Eduardo de la Serna es un sacerdote católico argentino, doctor en Biblia y autor de numerosos libros. Primo lejano del Che Guevara, siempre ha estado vinculado a los movimientos populares y es miembro de “Grupos de Curas en Opción por los Pobres”. Le conocí en Colombia, cuando fue mi profesor de exégesis bíblica en mis años de teología en la Pontificia Universidad Javeriana de Bogotá.
Hago esta breve presentación porque en estos días he leído un artículo suyo que me ha inspirado a escribir estas líneas. Mi profesor hablaba de volver a los orígenes de la eucaristía, donde no existía ningún tipo de jerarquía, sino que los pequeños grupos de cristianos se reunían con alegría en sus casas a compartir el pan, como nos dice el autor de los Hechos de los Apóstoles.
La eucaristía no es otra cosa que la fracción del pan “alguien lo parte y lo comparte, alguien bendice, es decir, en nombre de Dios, dice bien”. Pero en este tiempo de confinamiento por el Covid-19 los laicos se han quedado sin misa porque no pueden celebrar sin curas; pero los curas pueden celebrar sin laicos…entonces hay algo que anda mal, dice Eduardo de la Serna. Lo ideal es que todos celebremos la eucaristía, todos como pueblo de Dios, sacerdotes, obispos, religiosas, diáconos, laicos, lectores, etc. Cada uno con un rol, pero ninguno superior a los demás.
Por eso la invitación es volver a los orígenes y celebrar la fracción del pan, la eucaristía, en nuestra pequeña iglesia doméstica que es la familia.

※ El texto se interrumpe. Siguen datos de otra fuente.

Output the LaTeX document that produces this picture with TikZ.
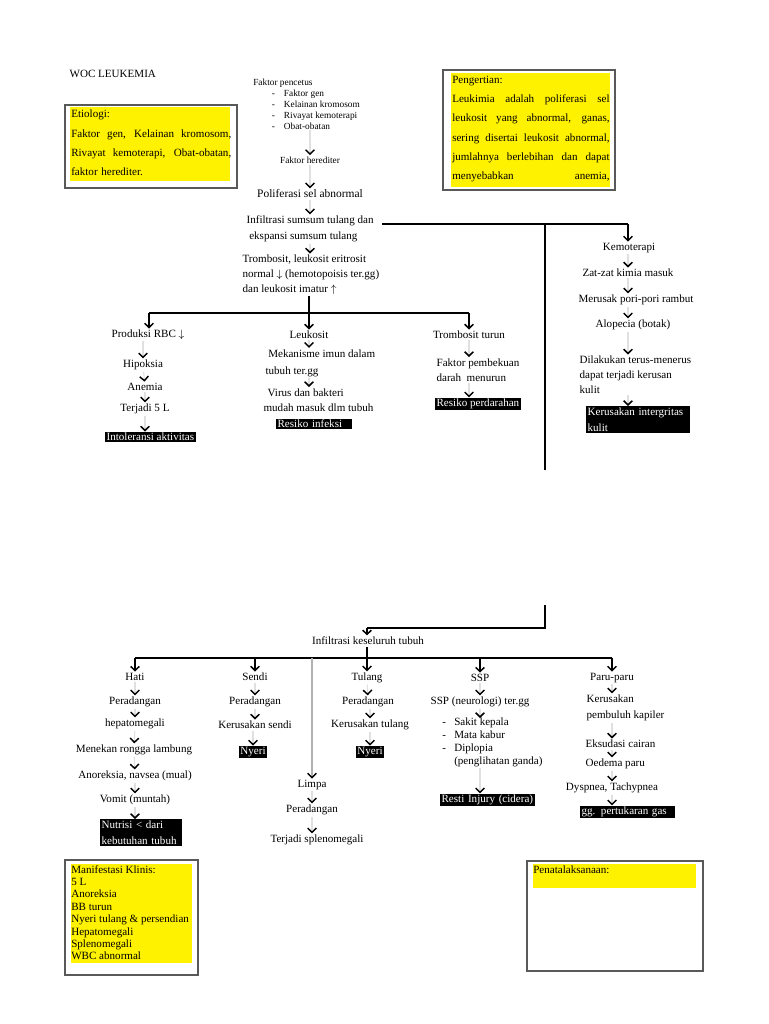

Por supuesto no será todo lo que la liturgia y el dogma católico dice que es la eucaristía, pero en definitiva será una acción de gracias, más cerca de lo que celebraban los primeros cristianos.
Al menos los domingos, día del Señor, que las familias se reúna en torno a la mesa, con gestos sencillos, pero llenos de fe. Que alguien, tal vez el más pequeño de la familia, tome el pan y le de gracias a Dios con sus propias palabras. Que otro, a lo mejor el mayor de la familia, tome el vino y lo comparta también pronunciando la bendición. Que lean el evangelio y que de ahí salga una disposición que tenga que ver con el amor y el servicio. Seguramente quienes lo hagan se sentirán más unidos a Cristo que siguiendo una misa por televisión o radio donde no se participa, simplemente son expectadores.
Si alguno se escandaliza y se agita con la idea de celebrar la misa en casa y sin cura, como pueblo de Dios, sin el boato de las catedrales y sin las ornamentaciones que la deforman y distraen; le recuerdo que así fue que Jesús celebró con sus amigos la última cena. Una fiesta de todos y no de unos cuantos que se creen perfectos, como se ha dicho, es comida para los pecadores, no un premio para los santos.
Mi profesor, cuando entrábamos al tema de la eucaristía, contaba este chiste: que en la última cena estaba Jesús con los suyos. Recostado sobre almohadones, mojando el pan en la salsa, tomando con la mano el cordero y, en eso, Pedro se dirige al Discípulo amado y le dice: – “dile al Maestro que tenga cuidado, que si en el Vaticano se llegan a enterar cómo celebramos nos van a sancionar a todos”.
La jerarquía eclesiástica debería aprovechar este momento y devolverle al pueblo de Dios esa misa parecida al encuentro de amigos y dejar que el COVID-19 se lleve esa celebración solemne, fría, casi imperial, que nada tiene que ver con la última cena de Jesús y los suyos.
Ojalá que después de este inopinado encierro no volvamos a la “normalidad”, como tanto se añora, sino a algo mejor. A una iglesia más laical, donde los fieles comprendan que forman parte de un pueblo sacerdotal (1 Pedro 2:9). A una iglesia más doméstica, como nos dice el autor de los Hechos de los Apóstoles que era. Que la casa vuelva a ser “corazón de la fe”, una iglesia más austera y evangélica.